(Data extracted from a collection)
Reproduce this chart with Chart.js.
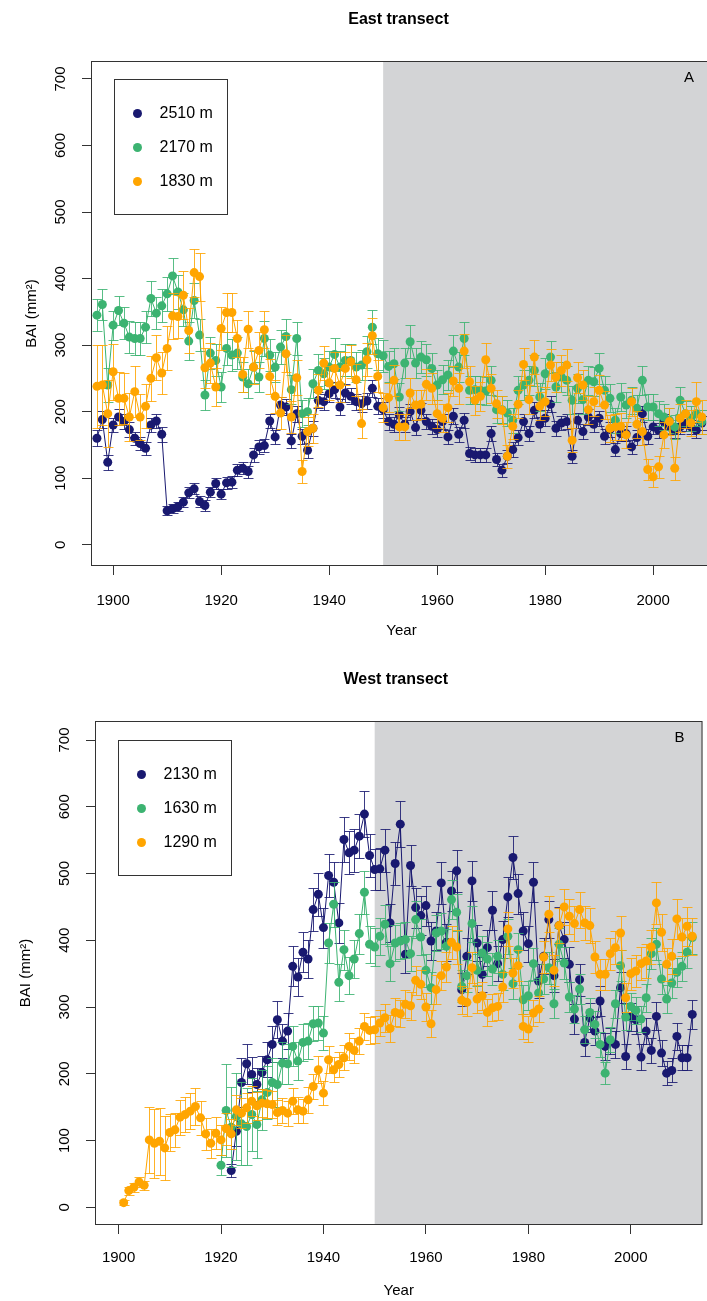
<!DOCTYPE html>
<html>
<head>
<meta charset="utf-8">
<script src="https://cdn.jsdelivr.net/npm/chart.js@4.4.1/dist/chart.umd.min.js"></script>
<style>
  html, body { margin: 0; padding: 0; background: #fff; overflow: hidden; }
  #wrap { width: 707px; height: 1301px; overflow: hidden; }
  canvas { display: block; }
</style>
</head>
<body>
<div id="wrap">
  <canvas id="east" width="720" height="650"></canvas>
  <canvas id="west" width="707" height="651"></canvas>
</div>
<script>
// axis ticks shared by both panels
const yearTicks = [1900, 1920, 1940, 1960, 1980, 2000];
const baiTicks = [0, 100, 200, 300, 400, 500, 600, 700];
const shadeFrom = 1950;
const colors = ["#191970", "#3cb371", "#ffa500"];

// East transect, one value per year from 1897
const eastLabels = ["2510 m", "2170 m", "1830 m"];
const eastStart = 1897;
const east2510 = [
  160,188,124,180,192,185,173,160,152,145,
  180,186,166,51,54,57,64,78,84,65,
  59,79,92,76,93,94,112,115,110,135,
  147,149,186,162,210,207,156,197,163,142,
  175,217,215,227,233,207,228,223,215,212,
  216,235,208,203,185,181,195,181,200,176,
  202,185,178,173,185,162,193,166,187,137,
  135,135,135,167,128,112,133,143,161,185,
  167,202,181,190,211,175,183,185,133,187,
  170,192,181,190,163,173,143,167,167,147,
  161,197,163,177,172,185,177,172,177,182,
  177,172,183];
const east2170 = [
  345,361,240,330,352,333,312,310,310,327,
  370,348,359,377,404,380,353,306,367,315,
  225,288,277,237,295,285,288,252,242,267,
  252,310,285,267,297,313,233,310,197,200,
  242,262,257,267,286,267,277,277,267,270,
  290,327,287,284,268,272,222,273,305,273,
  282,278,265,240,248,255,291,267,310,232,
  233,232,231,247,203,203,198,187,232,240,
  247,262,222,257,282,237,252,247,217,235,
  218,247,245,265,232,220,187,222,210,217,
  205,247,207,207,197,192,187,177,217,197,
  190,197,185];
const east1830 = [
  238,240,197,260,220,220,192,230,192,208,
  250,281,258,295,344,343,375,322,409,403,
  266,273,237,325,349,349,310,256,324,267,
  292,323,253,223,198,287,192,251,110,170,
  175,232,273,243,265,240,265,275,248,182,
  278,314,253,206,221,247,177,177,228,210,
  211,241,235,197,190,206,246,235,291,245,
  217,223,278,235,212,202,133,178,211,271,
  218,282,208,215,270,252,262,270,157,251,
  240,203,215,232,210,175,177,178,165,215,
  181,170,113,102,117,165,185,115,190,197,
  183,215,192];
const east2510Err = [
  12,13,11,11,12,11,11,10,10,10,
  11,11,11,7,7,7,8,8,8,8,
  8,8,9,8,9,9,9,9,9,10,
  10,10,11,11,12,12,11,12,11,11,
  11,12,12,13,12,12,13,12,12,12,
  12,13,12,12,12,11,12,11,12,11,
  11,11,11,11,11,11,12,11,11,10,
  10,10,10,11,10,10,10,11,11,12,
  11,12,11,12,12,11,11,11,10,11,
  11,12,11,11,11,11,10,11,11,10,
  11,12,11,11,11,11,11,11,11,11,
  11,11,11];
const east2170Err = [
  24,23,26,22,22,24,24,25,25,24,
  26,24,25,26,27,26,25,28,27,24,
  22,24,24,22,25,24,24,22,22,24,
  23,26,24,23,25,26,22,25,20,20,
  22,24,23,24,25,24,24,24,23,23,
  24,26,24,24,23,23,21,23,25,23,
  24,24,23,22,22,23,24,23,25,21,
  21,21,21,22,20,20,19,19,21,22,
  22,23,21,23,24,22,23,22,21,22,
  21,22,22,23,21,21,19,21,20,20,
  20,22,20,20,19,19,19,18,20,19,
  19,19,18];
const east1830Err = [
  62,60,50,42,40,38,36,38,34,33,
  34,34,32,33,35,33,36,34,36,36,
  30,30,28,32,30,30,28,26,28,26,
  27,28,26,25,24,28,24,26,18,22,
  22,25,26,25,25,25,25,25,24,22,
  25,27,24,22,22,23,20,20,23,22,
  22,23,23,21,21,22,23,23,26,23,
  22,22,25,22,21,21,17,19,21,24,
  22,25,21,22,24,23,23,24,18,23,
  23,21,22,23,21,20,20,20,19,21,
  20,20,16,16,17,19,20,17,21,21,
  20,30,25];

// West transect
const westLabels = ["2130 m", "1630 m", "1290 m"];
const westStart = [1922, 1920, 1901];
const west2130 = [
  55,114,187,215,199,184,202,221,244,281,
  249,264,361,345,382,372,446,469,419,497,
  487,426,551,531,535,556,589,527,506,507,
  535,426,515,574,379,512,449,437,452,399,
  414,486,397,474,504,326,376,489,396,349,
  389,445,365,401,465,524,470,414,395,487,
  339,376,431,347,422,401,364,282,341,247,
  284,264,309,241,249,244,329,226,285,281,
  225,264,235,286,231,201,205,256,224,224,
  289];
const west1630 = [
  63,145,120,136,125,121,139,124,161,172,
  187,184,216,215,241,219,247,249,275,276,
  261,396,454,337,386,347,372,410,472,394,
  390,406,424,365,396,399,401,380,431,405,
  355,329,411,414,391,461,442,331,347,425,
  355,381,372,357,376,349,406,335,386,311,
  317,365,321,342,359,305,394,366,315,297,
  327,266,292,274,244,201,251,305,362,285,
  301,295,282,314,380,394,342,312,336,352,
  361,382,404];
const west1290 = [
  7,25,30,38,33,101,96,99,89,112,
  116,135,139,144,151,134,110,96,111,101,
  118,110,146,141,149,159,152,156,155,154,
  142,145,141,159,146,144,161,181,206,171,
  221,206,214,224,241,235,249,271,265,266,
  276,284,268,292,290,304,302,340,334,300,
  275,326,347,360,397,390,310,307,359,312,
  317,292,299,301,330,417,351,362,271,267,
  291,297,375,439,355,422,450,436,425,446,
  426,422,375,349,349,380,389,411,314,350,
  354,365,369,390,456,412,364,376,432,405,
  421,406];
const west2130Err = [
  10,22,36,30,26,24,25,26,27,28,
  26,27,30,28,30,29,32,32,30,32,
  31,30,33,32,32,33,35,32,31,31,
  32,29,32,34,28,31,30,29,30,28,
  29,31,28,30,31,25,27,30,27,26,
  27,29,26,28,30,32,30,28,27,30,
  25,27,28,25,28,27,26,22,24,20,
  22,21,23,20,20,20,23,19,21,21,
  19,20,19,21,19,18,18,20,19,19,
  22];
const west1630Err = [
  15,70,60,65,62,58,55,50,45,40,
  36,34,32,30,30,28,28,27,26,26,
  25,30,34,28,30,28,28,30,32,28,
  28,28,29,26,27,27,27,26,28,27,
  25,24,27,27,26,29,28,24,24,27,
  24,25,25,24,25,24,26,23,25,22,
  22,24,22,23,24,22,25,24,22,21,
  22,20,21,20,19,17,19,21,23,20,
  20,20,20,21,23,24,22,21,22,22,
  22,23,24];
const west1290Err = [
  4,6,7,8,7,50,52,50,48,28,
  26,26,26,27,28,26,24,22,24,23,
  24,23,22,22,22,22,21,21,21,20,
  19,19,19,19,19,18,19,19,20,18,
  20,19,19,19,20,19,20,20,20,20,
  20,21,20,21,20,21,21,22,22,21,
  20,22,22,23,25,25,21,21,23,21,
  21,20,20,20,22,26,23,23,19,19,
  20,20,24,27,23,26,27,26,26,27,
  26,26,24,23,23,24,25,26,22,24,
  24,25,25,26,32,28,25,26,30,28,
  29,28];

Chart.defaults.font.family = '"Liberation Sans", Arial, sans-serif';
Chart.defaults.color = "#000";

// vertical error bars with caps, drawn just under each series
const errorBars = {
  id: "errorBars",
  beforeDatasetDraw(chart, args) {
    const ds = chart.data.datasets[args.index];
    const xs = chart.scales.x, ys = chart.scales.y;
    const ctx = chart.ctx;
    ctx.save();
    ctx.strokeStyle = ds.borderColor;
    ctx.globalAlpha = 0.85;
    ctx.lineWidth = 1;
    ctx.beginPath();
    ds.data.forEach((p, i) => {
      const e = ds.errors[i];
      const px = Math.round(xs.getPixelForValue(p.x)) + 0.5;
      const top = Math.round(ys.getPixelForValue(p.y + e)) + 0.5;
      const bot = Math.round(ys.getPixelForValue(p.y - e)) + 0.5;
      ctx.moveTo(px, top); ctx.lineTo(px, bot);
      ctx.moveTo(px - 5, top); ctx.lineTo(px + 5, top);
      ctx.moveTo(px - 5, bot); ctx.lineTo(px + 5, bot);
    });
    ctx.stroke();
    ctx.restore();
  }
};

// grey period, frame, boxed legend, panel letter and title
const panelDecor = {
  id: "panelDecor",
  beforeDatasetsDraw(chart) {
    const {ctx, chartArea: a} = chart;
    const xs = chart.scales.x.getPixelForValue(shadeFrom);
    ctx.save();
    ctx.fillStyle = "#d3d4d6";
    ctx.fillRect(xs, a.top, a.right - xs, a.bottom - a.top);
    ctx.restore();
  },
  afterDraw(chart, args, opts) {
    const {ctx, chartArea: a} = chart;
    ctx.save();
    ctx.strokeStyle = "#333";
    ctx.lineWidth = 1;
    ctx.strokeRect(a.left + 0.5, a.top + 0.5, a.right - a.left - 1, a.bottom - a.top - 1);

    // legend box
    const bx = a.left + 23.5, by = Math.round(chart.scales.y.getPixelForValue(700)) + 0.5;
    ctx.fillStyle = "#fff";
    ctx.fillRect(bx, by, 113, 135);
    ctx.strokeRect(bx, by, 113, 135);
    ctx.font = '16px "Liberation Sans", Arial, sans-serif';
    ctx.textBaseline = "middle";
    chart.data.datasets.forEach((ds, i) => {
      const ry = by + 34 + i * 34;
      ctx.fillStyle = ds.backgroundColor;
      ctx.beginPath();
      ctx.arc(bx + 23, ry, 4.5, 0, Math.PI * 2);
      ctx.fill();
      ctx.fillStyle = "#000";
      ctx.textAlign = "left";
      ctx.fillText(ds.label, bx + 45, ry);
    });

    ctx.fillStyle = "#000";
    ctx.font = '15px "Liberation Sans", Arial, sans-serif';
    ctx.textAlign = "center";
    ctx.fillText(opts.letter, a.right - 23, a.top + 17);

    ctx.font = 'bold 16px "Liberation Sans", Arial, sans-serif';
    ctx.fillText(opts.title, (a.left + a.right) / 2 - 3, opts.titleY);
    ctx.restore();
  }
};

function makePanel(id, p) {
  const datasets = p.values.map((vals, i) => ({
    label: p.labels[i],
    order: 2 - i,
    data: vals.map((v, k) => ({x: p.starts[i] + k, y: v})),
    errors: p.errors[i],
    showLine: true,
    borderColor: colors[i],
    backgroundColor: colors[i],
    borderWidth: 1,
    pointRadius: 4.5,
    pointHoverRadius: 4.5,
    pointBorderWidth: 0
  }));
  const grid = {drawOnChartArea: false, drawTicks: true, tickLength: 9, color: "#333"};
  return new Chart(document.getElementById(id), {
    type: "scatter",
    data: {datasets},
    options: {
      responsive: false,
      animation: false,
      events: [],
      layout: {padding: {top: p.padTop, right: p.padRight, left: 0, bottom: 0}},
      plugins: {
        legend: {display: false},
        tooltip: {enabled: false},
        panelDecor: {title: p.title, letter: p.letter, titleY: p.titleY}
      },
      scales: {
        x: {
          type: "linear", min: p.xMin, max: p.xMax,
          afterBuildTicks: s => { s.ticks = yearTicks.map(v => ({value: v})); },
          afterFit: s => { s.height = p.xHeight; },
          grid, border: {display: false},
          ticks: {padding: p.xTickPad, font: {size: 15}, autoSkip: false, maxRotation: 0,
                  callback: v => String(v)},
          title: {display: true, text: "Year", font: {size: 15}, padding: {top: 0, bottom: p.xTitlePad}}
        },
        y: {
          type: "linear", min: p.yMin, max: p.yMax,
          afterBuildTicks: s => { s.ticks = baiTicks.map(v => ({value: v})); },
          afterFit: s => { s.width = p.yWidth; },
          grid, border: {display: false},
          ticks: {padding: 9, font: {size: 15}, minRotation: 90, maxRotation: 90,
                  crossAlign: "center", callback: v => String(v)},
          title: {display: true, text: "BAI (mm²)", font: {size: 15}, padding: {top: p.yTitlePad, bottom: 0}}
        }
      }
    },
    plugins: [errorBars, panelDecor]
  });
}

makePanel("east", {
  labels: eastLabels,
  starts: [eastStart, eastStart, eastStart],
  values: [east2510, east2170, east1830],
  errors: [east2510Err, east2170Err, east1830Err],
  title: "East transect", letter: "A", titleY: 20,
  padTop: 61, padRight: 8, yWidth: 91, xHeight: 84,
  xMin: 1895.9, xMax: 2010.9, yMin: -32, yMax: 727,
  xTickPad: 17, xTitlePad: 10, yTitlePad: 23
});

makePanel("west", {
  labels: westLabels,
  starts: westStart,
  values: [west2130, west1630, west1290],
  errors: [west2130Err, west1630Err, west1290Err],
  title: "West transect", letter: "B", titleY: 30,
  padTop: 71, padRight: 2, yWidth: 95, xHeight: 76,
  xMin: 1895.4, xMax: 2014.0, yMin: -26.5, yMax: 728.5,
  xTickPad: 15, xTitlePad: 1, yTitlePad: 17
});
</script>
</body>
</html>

---

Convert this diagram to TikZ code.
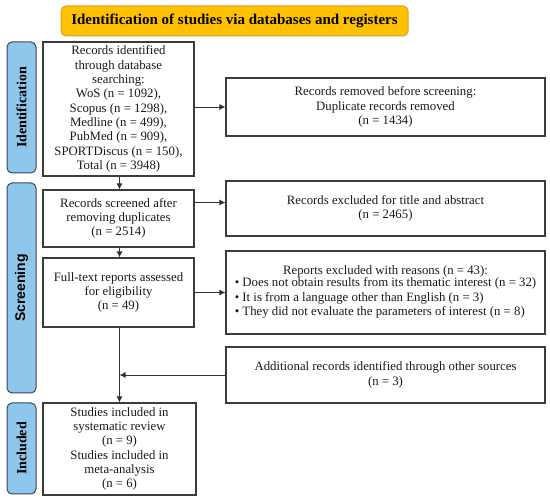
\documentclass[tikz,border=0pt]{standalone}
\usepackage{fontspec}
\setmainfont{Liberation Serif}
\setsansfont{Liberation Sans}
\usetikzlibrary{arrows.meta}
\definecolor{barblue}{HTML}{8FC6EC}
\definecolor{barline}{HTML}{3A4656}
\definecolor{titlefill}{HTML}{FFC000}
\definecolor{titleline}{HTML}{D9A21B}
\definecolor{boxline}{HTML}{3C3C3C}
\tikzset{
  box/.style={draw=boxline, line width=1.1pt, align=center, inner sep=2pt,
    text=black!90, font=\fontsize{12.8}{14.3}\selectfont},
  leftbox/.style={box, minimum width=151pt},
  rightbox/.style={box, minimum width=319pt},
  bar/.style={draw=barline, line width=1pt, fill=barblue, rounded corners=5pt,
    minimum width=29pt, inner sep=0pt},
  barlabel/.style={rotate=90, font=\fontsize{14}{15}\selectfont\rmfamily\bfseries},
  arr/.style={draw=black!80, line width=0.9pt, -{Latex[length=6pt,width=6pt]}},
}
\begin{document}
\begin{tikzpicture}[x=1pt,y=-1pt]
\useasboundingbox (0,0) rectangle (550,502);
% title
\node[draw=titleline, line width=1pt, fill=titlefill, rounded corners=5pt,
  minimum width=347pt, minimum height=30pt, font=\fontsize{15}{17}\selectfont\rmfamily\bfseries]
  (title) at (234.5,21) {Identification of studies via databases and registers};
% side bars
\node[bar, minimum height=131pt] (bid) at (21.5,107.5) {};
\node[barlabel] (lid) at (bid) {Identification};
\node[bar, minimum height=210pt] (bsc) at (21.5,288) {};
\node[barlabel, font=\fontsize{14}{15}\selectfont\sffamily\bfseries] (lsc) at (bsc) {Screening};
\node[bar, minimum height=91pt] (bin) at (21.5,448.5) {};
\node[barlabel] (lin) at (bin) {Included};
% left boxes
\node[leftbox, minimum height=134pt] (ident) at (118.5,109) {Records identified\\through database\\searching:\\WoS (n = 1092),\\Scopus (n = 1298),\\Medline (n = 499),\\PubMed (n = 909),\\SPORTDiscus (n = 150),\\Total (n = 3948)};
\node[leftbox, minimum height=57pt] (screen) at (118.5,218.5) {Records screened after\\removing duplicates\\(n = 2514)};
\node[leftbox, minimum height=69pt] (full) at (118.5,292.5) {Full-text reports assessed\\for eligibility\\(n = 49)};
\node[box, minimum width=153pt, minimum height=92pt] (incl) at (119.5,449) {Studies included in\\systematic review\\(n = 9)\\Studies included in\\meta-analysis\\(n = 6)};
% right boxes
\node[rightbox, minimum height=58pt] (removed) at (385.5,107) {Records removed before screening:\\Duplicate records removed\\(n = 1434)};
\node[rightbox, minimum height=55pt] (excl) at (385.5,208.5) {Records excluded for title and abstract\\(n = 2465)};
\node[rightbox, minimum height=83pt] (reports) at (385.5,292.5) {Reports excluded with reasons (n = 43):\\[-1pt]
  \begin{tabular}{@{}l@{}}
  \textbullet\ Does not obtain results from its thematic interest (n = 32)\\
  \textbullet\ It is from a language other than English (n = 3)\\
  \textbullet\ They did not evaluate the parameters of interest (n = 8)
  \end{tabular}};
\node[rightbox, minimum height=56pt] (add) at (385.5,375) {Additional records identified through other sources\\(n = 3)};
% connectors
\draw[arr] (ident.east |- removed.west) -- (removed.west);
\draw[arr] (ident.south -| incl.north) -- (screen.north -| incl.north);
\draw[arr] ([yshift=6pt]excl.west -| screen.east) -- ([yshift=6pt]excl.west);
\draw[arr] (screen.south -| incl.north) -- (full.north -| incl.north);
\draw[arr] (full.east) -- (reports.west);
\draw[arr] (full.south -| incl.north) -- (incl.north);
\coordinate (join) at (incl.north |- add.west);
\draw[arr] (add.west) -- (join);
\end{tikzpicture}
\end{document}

• _Task instructions_: Return from the data every line that holds "this".

• _Full output_:
Reproduce this chart with Chart.js.
Convert this diagram to TikZ code.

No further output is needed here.